(Rows from a dataset of charts and code)
— begin —

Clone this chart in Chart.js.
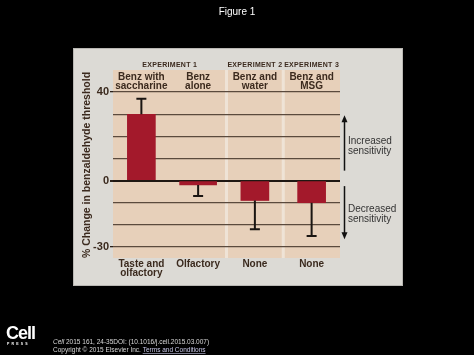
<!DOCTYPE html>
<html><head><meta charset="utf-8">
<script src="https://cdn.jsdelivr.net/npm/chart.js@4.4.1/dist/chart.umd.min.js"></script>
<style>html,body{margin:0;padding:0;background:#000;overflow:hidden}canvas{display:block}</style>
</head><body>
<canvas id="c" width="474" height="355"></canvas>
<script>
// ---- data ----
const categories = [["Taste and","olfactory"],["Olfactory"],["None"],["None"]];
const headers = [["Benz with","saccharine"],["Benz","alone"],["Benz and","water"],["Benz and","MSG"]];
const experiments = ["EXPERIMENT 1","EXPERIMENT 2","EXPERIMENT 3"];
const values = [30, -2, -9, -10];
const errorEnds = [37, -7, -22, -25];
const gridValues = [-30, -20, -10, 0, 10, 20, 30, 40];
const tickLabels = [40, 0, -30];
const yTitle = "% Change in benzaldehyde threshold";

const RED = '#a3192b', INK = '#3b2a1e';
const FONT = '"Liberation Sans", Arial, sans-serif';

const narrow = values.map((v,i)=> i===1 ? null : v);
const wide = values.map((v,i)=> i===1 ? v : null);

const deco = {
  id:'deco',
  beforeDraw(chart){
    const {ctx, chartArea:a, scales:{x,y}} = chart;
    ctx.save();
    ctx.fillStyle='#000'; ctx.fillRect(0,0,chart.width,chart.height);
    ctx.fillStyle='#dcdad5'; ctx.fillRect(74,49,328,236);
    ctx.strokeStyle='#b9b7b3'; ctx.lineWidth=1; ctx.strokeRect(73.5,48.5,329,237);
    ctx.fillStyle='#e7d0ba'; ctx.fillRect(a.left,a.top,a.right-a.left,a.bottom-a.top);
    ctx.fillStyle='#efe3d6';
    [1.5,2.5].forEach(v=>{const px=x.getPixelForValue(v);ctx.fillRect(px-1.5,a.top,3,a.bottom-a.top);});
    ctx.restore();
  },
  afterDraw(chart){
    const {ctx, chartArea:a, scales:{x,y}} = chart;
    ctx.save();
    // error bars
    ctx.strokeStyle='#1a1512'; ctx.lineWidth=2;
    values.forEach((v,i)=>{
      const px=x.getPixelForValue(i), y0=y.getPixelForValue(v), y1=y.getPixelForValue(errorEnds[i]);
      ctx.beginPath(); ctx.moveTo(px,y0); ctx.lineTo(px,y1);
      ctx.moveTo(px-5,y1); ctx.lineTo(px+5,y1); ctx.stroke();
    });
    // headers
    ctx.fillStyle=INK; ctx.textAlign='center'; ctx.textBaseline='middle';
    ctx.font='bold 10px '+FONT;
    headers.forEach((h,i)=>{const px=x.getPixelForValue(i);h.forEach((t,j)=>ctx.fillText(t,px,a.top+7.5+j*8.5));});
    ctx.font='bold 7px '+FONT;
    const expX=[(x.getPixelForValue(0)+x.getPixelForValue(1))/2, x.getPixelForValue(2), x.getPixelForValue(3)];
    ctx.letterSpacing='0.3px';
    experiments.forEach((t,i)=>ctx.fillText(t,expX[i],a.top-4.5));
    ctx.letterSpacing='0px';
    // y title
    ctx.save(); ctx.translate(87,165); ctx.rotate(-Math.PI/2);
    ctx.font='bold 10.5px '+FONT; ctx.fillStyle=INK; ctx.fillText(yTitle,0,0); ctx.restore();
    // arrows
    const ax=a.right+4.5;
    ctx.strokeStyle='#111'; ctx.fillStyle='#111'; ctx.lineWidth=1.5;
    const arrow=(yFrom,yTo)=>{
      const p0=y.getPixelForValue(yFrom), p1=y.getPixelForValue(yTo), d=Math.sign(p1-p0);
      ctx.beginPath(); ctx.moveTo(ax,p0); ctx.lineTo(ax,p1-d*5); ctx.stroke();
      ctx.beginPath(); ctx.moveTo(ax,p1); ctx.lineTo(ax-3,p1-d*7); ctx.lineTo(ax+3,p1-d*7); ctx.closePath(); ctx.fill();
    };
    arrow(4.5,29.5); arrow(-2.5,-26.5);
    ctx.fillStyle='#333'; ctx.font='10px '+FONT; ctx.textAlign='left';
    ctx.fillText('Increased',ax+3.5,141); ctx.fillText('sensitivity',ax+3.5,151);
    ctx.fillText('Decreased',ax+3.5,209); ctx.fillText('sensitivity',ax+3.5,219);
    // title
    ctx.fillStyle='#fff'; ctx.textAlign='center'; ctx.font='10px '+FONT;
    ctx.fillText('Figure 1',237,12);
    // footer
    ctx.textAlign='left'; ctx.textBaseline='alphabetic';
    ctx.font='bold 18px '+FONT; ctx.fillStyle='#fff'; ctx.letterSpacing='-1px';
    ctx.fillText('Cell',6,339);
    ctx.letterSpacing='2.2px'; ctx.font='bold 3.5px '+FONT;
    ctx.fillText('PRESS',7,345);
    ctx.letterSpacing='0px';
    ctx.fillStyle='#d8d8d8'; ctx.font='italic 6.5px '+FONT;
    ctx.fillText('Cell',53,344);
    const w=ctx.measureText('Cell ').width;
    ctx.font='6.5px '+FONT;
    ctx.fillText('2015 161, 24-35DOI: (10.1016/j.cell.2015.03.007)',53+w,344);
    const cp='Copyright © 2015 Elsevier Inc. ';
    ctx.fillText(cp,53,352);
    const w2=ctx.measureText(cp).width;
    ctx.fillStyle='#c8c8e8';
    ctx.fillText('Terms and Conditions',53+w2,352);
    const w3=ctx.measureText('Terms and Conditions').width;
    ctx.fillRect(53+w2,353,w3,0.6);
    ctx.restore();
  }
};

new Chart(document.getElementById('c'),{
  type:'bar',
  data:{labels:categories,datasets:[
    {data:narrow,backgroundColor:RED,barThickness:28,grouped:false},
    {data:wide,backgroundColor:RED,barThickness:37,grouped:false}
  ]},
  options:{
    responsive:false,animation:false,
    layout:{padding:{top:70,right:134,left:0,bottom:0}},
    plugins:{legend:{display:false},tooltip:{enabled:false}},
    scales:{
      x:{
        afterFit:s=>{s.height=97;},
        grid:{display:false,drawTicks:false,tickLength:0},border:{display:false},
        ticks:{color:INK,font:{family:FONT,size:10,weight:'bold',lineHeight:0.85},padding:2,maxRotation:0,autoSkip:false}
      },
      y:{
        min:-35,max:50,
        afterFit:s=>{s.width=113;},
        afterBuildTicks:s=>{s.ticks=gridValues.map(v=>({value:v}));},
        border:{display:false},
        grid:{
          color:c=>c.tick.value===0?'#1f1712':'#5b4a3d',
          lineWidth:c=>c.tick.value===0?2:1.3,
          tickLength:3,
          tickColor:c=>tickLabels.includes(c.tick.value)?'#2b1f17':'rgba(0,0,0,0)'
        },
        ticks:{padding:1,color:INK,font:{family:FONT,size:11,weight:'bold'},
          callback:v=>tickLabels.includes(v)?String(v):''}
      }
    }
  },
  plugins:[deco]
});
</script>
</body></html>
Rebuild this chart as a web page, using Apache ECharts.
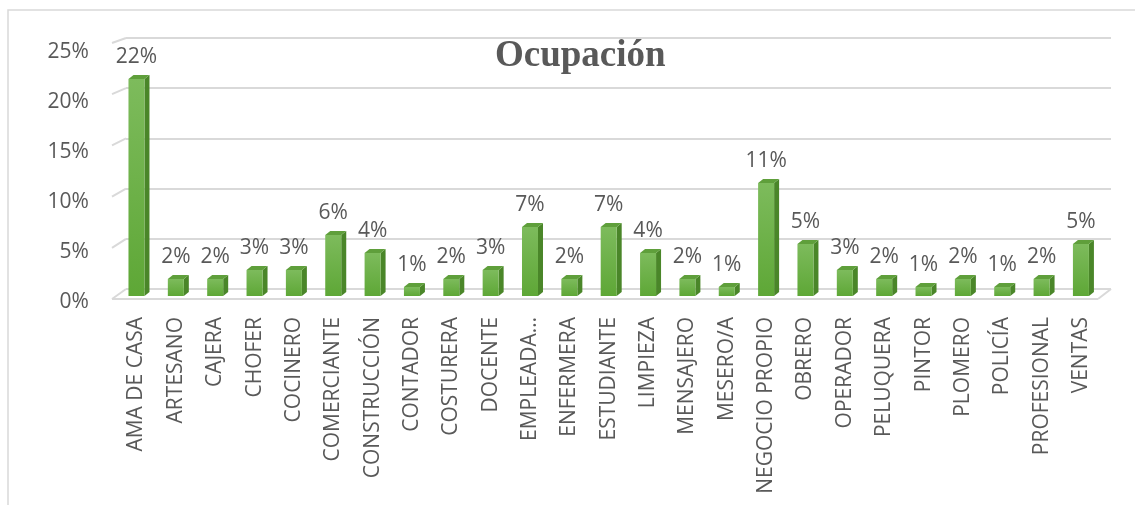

— end —

Job
Identify all lines in the records above with the word "this".

Response to the exercise
Clone this chart in Chart.js.
Rebuild this chart as a web page, using Apache ECharts.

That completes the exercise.